(COLLECTED DATA):
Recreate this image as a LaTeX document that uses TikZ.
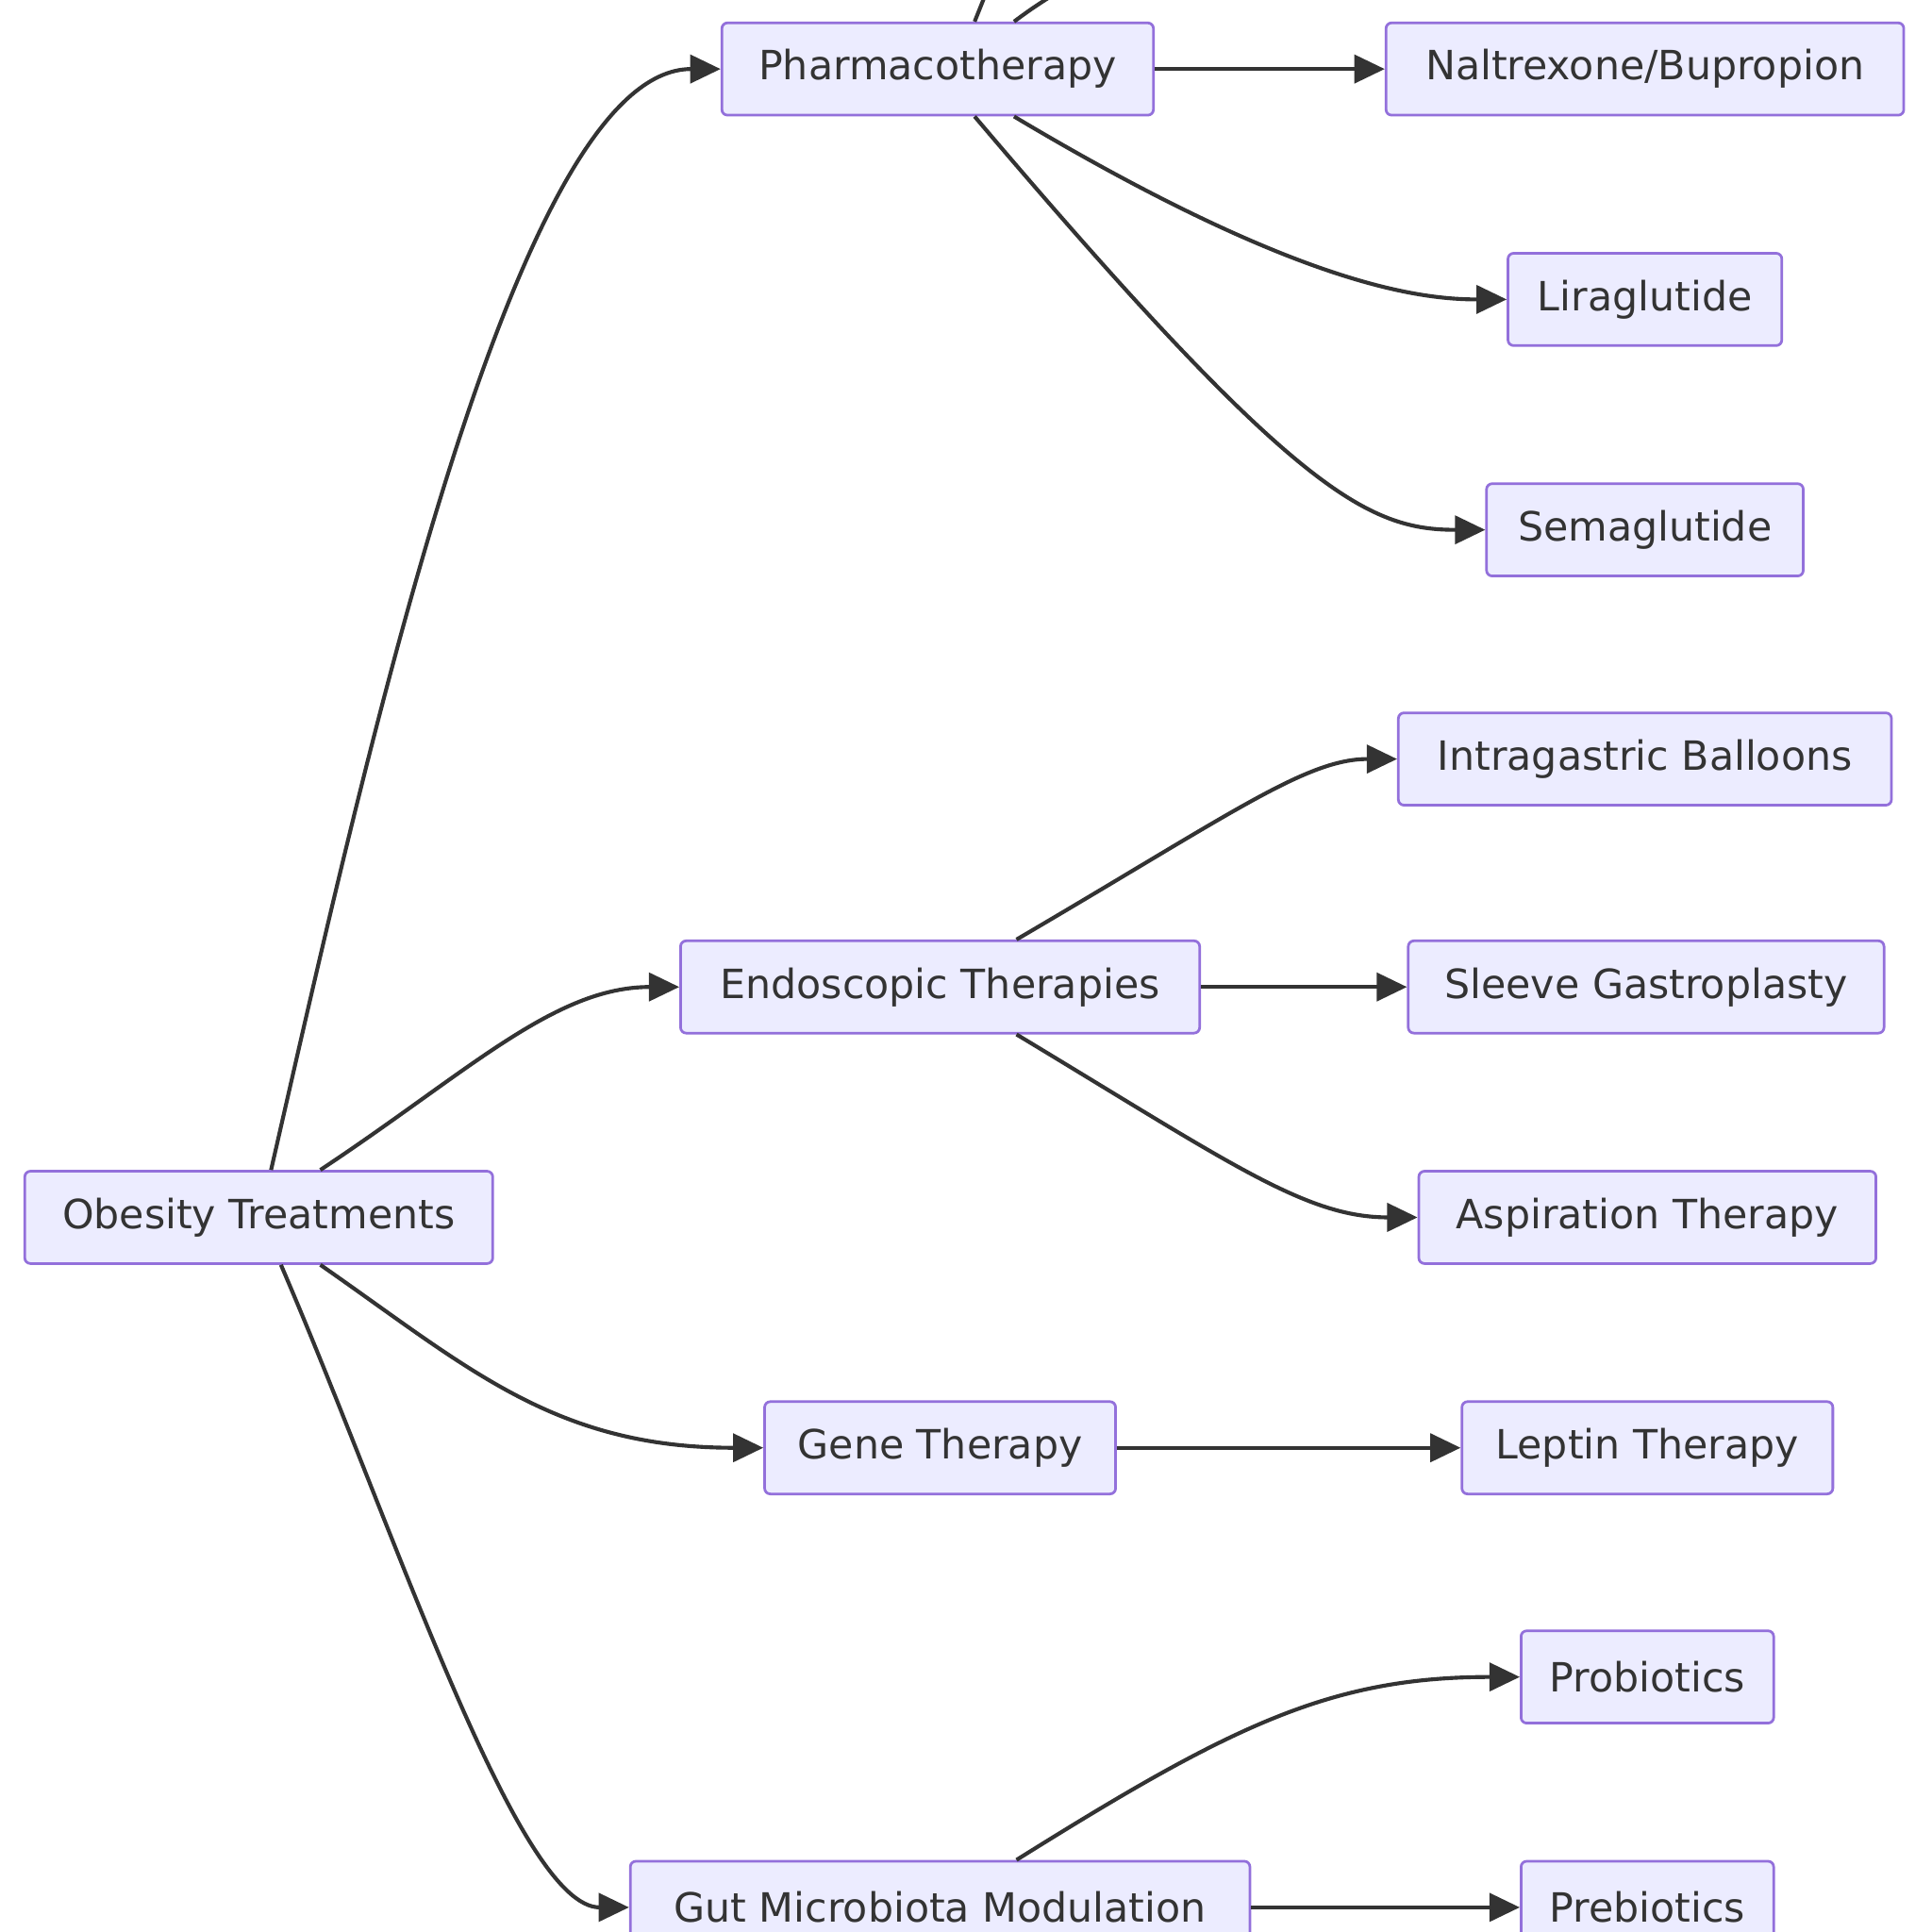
\documentclass[tikz,border=0pt]{standalone}
\usepackage{fontspec}
\setmainfont{DejaVu Sans}
\usetikzlibrary{arrows.meta,calc}
\begin{document}
\begin{tikzpicture}[x=0.01cm,y=-0.01cm,
 box/.style={draw=mpurple,fill=mfill,line width=0.6pt,rounded corners=1.3pt,minimum height=21.3pt,inner xsep=0pt,font=\fontsize{9.3}{11}\selectfont,text=mtext},
 ed/.style={draw=mline,line width=0.9pt,-{Triangle[length=7pt,width=6.5pt]}},
 ln/.style={draw=mline,line width=0.9pt}]
\definecolor{mpurple}{HTML}{9370DB}
\definecolor{mfill}{HTML}{ECECFF}
\definecolor{mline}{HTML}{333333}
\definecolor{mtext}{HTML}{333333}
\useasboundingbox[fill=white] (0,0) rectangle (1568,1568);
\node[box,minimum width=108pt] (ob) at (210,988) {Obesity Treatments};
\node[box,minimum width=99.6pt] (ph) at (761,56) {Pharmacotherapy};
\node[box,minimum width=119.8pt] (en) at (763,801) {Endoscopic Therapies};
\node[box,minimum width=81pt] (ge) at (763,1175) {Gene Therapy};
\node[box,minimum width=143pt] (gu) at (763,1548) {Gut Microbiota Modulation};
\node[box,minimum width=119.5pt] (na) at (1335,56) {Naltrexone/Bupropion};
\node[box,minimum width=63.2pt] (li) at (1335,243) {Liraglutide};
\node[box,minimum width=73.1pt] (se) at (1335,430) {Semaglutide};
\node[box,minimum width=113.8pt] (ib) at (1335,616) {Intragastric Balloons};
\node[box,minimum width=109.8pt] (sg) at (1336,801) {Sleeve Gastroplasty};
\node[box,minimum width=105.5pt] (at) at (1337,988) {Aspiration Therapy};
\node[box,minimum width=85.6pt] (lt) at (1337,1175) {Leptin Therapy};
\node[box,minimum width=58.3pt] (pr) at (1337,1361) {Probiotics};
\node[box,minimum width=58.3pt] (pb) at (1337,1548) {Prebiotics};
\coordinate (u1) at (810,-30);
\coordinate (u2) at (880,-20);
% from Obesity
\draw[ed] ($(ob.north)+(10,0)$) .. controls (300,600) and (420,56) .. (ph.west);
\draw[ed] ($(ob.north)+(50,0)$) .. controls (380,870) and (450,801) .. (en.west);
\draw[ed] ($(ob.south)+(50,0)$) .. controls (380,1110) and (450,1175) .. (ge.west);
\draw[ed] ($(ob.south)+(18,0)$) .. controls (320,1240) and (420,1548) .. (gu.west);
% Pharmacotherapy
\draw[ln] ($(ph.north)+(30,0)$) -- (u1);
\draw[ln] ($(ph.north)+(62,0)$) .. controls (840,5) .. (u2);
\draw[ed] (ph.east) -- (na.west);
\draw[ed] ($(ph.south)+(62,0)$) .. controls (1050,230) and (1150,243) .. (li.west);
\draw[ed] ($(ph.south)+(30,0)$) .. controls (1050,400) and (1110,430) .. (se.west);
% Endoscopic
\draw[ed] ($(en.north)+(62,0)$) .. controls (1000,660) and (1060,616) .. (ib.west);
\draw[ed] (en.east) -- (sg.west);
\draw[ed] ($(en.south)+(62,0)$) .. controls (1000,945) and (1060,988) .. (at.west);
\draw[ed] (ge.east) -- (lt.west);
\draw[ed] ($(gu.north)+(62,0)$) .. controls (1000,1400) and (1080,1361) .. (pr.west);
\draw[ed] (gu.east) -- (pb.west);
\end{tikzpicture}
\end{document}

(EXERCISE AIM):
Write out the whole listing again, exactly, with no pictures.

(RESULT FOR THIS EXERCISE):
Recreate this image as a LaTeX document that uses TikZ.
\documentclass[tikz,border=0pt]{standalone}
\usepackage{fontspec}
\setmainfont{DejaVu Sans}
\usetikzlibrary{arrows.meta,calc}
\begin{document}
\begin{tikzpicture}[x=0.01cm,y=-0.01cm,
 box/.style={draw=mpurple,fill=mfill,line width=0.6pt,rounded corners=1.3pt,minimum height=21.3pt,inner xsep=0pt,font=\fontsize{9.3}{11}\selectfont,text=mtext},
 ed/.style={draw=mline,line width=0.9pt,-{Triangle[length=7pt,width=6.5pt]}},
 ln/.style={draw=mline,line width=0.9pt}]
\definecolor{mpurple}{HTML}{9370DB}
\definecolor{mfill}{HTML}{ECECFF}
\definecolor{mline}{HTML}{333333}
\definecolor{mtext}{HTML}{333333}
\useasboundingbox[fill=white] (0,0) rectangle (1568,1568);
\node[box,minimum width=108pt] (ob) at (210,988) {Obesity Treatments};
\node[box,minimum width=99.6pt] (ph) at (761,56) {Pharmacotherapy};
\node[box,minimum width=119.8pt] (en) at (763,801) {Endoscopic Therapies};
\node[box,minimum width=81pt] (ge) at (763,1175) {Gene Therapy};
\node[box,minimum width=143pt] (gu) at (763,1548) {Gut Microbiota Modulation};
\node[box,minimum width=119.5pt] (na) at (1335,56) {Naltrexone/Bupropion};
\node[box,minimum width=63.2pt] (li) at (1335,243) {Liraglutide};
\node[box,minimum width=73.1pt] (se) at (1335,430) {Semaglutide};
\node[box,minimum width=113.8pt] (ib) at (1335,616) {Intragastric Balloons};
\node[box,minimum width=109.8pt] (sg) at (1336,801) {Sleeve Gastroplasty};
\node[box,minimum width=105.5pt] (at) at (1337,988) {Aspiration Therapy};
\node[box,minimum width=85.6pt] (lt) at (1337,1175) {Leptin Therapy};
\node[box,minimum width=58.3pt] (pr) at (1337,1361) {Probiotics};
\node[box,minimum width=58.3pt] (pb) at (1337,1548) {Prebiotics};
\coordinate (u1) at (810,-30);
\coordinate (u2) at (880,-20);
% from Obesity
\draw[ed] ($(ob.north)+(10,0)$) .. controls (300,600) and (420,56) .. (ph.west);
\draw[ed] ($(ob.north)+(50,0)$) .. controls (380,870) and (450,801) .. (en.west);
\draw[ed] ($(ob.south)+(50,0)$) .. controls (380,1110) and (450,1175) .. (ge.west);
\draw[ed] ($(ob.south)+(18,0)$) .. controls (320,1240) and (420,1548) .. (gu.west);
% Pharmacotherapy
\draw[ln] ($(ph.north)+(30,0)$) -- (u1);
\draw[ln] ($(ph.north)+(62,0)$) .. controls (840,5) .. (u2);
\draw[ed] (ph.east) -- (na.west);
\draw[ed] ($(ph.south)+(62,0)$) .. controls (1050,230) and (1150,243) .. (li.west);
\draw[ed] ($(ph.south)+(30,0)$) .. controls (1050,400) and (1110,430) .. (se.west);
% Endoscopic
\draw[ed] ($(en.north)+(62,0)$) .. controls (1000,660) and (1060,616) .. (ib.west);
\draw[ed] (en.east) -- (sg.west);
\draw[ed] ($(en.south)+(62,0)$) .. controls (1000,945) and (1060,988) .. (at.west);
\draw[ed] (ge.east) -- (lt.west);
\draw[ed] ($(gu.north)+(62,0)$) .. controls (1000,1400) and (1080,1361) .. (pr.west);
\draw[ed] (gu.east) -- (pb.west);
\end{tikzpicture}
\end{document}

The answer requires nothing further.